If a geomagnetic disturbance causes damage to transformers, “the main liability to insurance comes from the fact that manufacturers cannot produce,” Grollimund said.

WIND FED MASSIVE BLAZE

Weather and cross-over conditions before and during the Horse River Fire in Alberta last May made it clear that dousing the blaze was unlikely, Darby Allen, former regional fire chief for the Regional Municipality of Wood Buffalo, suggested during C4 2017.

“Certainly in a fire of this magnitude ended up being, we weren’t going to put that out,” Darby said during his keynote address at the conference.

Noting that spring “was very, very dry, low-humidity conditions, extremely hot,” there was also cross-over conditions, “when the relative humidity is lower, generally much lower, than the actual temperature,” he said. “We had cross-over conditions four days out of the first seven,” he said of the so-called Fort McMurray wildfire.

“It just means that when that thing gets going, nothing, naturally, is going to stop it,” Darby said. “There is no humidity, the wind will come, it (wildfire) will get oxygenated and it will start ripping around there at an incredible rate.”

A few days into the fire, there were maps showing some spotting of fire on the other side of the river. At a distance of approximately 1,200 feet or about 365 metres, “the largest jump before that that I was aware of was about 240 metres, so we were pretty confident it wouldn’t do that,” Darby relayed.

But it did end up jumping the river and that was combined with a change in wind direction. The wind had been going west to east and then changed drastically. “That wasn’t in the prediction,” he said.

Asked if there are things homeowners could have done to make their properties more resistant, Darby said that he is not so sure.

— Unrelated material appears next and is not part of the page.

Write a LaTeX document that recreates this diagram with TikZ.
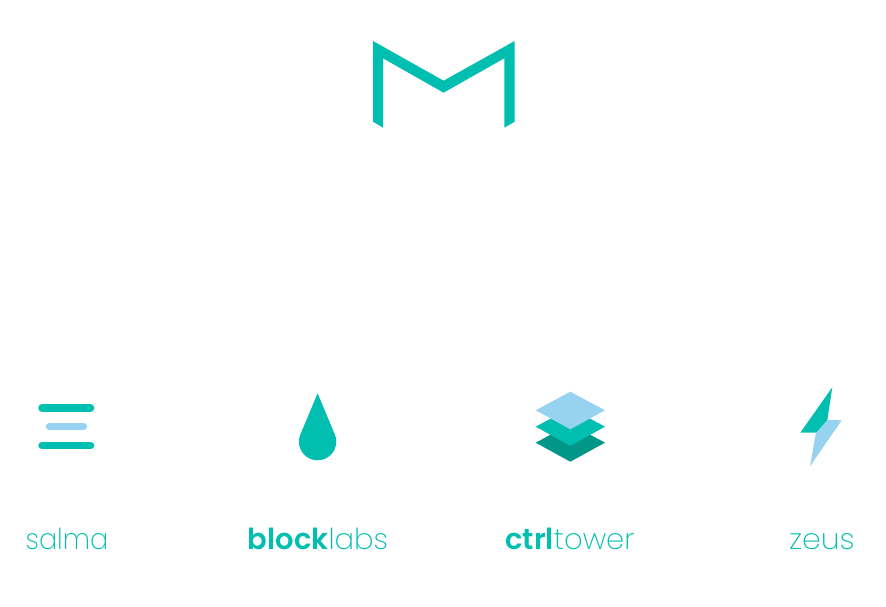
\documentclass[tikz,border=0pt]{standalone}
\usepackage{fontspec}
\newfontfamily\lightface{Poppins ExtraLight}
\newfontfamily\boldface{Poppins SemiBold}
\definecolor{teal1}{HTML}{00BFB0}
\definecolor{sky1}{HTML}{97D3F1}
\definecolor{deep1}{HTML}{009688}
\tikzset{
  brand/.style={anchor=base,inner sep=0pt,outer sep=0pt,text=teal1,font=\fontsize{29}{32}\selectfont\lightface},
  barline/.style={line width=7.4pt,line cap=round},
}
\newcommand{\strongpart}[1]{{\boldface #1}}
\begin{document}
\begin{tikzpicture}[x=1pt,y=-1pt]
\useasboundingbox (0,0) rectangle (886,607);
\fill[white] (0,0) rectangle (886,607);
% M logo
\fill[teal1] (373,41) -- (443.6,80.7) -- (514.7,41) -- (514.7,121.7) -- (504.3,127.7) -- (504.3,58.3) -- (443.6,92.7) -- (383,58.3) -- (383,127.7) -- (373,121.7) -- cycle;
% salma icon
\draw[barline,teal1] (42,408) -- (90.6,408);
\draw[barline,sky1] (49.4,426.6) -- (83.4,426.6);
\draw[barline,teal1] (42,445.6) -- (90.6,445.6);
% drop
\fill[teal1] (317.6,393.3) -- (334.8,434.4) .. controls (335.77,436.7) and (336.3,439.11) .. (336.3,441.6)
  .. controls (336.3,451.93) and (327.93,460.3) .. (317.6,460.3)
  .. controls (307.27,460.3) and (298.9,451.93) .. (298.9,441.6)
  .. controls (298.9,439.11) and (299.43,436.7) .. (300.4,434.4) -- cycle;
% layers
\fill[deep1] (535.7,442.7) -- (570.3,424) -- (605,442.7) -- (570.3,461.7) -- cycle;
\fill[teal1] (535.7,426.7) -- (570.3,408) -- (605,426.7) -- (570.3,445.7) -- cycle;
\fill[sky1] (535.7,410.3) -- (570.3,391.7) -- (605,410.3) -- (570.3,429.3) -- cycle;
% bolt
\fill[sky1] (827.3,420) -- (841.7,420.3) -- (810,466.3) -- (816,432.5) -- cycle;
\fill[teal1] (832.3,387.3) -- (827.3,420) -- (816,432.7) -- (800.3,432.7) -- cycle;
% labels
\node[brand,xscale=.93,transform shape] (salma) at (67,549) {salma};
\node[brand] (blocklabs) at (318,549) {\strongpart{block}labs};
\node[brand] (ctrltower) at (570,549) {\strongpart{ctrl}tower};
\node[brand,xscale=1.04,transform shape] (zeus) at (822,549) {zeus};
\end{tikzpicture}
\end{document}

Adopting certain materials for siding and shingle types, for example, “in general circumstances, your home will outlast something that has got cedar siding and regular shingles,” he said. However, that likely would not have been the case in this fire, Darby added.

“Having said that, if you live in a community such as Fort McMurray and you’re plunked in the middle of the boreal forest and you’re thinking about building a property, I think it’s wise to think about that investment (preventive measures),” he emphasized.

HIGHER QUAKE RISK IN BASIN THAN PREVIOUSLY THOUGHT

New modelling seems to indicate seismic risk in the so-called Vancouver Basin is greater than previously thought, Justin Moresco, manager of model product management for Risk Management Solutions, said during a panel discussion at C4 2017.

The Vancouver Basin – the region south of Vancouver straddling the Fraser River Delta, which sits on deep layers of soft soils and includes the City of Richmond – has less exposure than Vancouver, Moresco noted during the session, CAT Models: Model & Hazard Uncertainty.

That said, “the seismic risk there is greater both in a relative sense that is averaging a loss per unit of exposure and also in an absolute sense that is its contribution to the average annual loss of all British Columbia,” he explained.

What jumps out is there is a stark difference between the City of Vancouver, which shows losses are going down, and the Vancouver Basin, which shows losses are going up, Moresco reported, citing findings of his company’s upcoming 2017 model for Canadian quake.

“The 2017 model is estimating that average annual loss in the City of Vancouver is now going down by more than 10%. The total insured value as a percentage of British Columbia is about 13% and its average annual loss as a percentage of British Columbia is about 15%,” he reported.

However, “in the Vancouver Basin, our 2017 model is saying that losses are going up by more than 10%. The total insured value as a percentage of B.C. is about 9% and average annual losses as a percentage of B.C. is about 18%,” he told session attendees.

Why higher risk in the basin matters, Moresco pointed out, is that Richmond and other cities within the area “have been growing rapidly in the last 10 years and so if this trend continues, it means that the seismic risk is only going to intensify.”